Hace la friolera de 11 años y como es bien sabido por todos, los países industrializados se comprometieron en la conferencia de las partes celebrada en la ciudad japonesa de Kyoto a cumplir una serie de compromisos en la reducción del vertido a la atmósfera de gases de efecto invernadero, cuya prioridad era evitar las catastróficas consecuencias que el aumento de algunos grados en la temperatura del planeta (calentamiento global) acarrearía.
El acuerdo alcanzado implementaba el principio de "responsabilidad compartida, pero diferenciada", es decir, el deterioro sin parangón de la atmósfera es consecuencia de todas las naciones sin excepción, con la sublime diferencia que los países industrializados occidentales, por su modelo termoindustrial de producir y consumir, eran en mayor medida causantes de este desbarajuste. Por ello, estos debían asumir la totalidad de la reducción en la emisión de gases.
El protocolo de Kyoto, que no sería ratificado hasta 2004 con la rúbrica de la reticente Rusia, establecía varios mecanismos a fin de cumplir con la reducción de emisiones al menor coste económico (eficiencia en costes). Básicamente, articulaba tres: un comercio de derechos de emisión, los proyectos de aplicación conjunta (AC) y los mecanismos de desarrollo limpio (MDL).
Obviando los dos primeros, voy a referirme la la perversidad que encierran los terceros. En trazo grueso, lo que plantean es que una empresa de un país industrializado inversor (con una serie de compromisos adquiridos en relación a la reducción en la emisión de gases) acometa una inversión en un proyecto de tecnologías limpias (léase energías renovables), eficiencia energética, cambio de combustible o forestación en un país huesped subdesarrollado y con la reducción de emisiones sobre la línea de base (lo que venía emitiéndose en el país huesped) le serían asignados una serie de créditos (CER), con los que alcanzar el cumplimiento de sus obligaciones para con Kyoto.
Esto les conduciría a exportar el modelo de desarrollo del que hemos hecho gala en el universo industrializado y que se ha demostrado el principal causante del desgaste que hoy en día sufre el planeta. ¿Os imagináis que ocurriría si los países del Sur se plantearán consumir materia y energía al compás que lo hacemos los del Norte? Evidentemente, no habría recursos en el planeta para todos, el impacto resultante sobre el medio sería progresivamente mayor y las condiciones de vida sufrirían un paulatino endurecimiento.

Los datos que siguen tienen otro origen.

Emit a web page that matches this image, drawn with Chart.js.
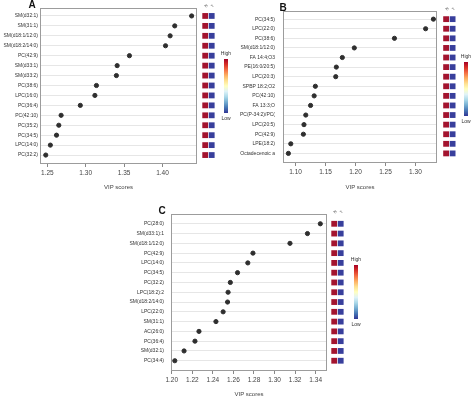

Por lo tanto, debemos exigirnos, los países occidentales, asumir la reducción de las emisiones en nuestros feudos y abandonar la absurda idea de exportar el virus del progreso tecnológico a nuestros vecinos del Sur, que bastante tienen ya con satisfacer sus necesidades más elementales, en las cuales eludimos constantemente colaborar (véase la reciente Cumbre contra el Hambre de la ONU).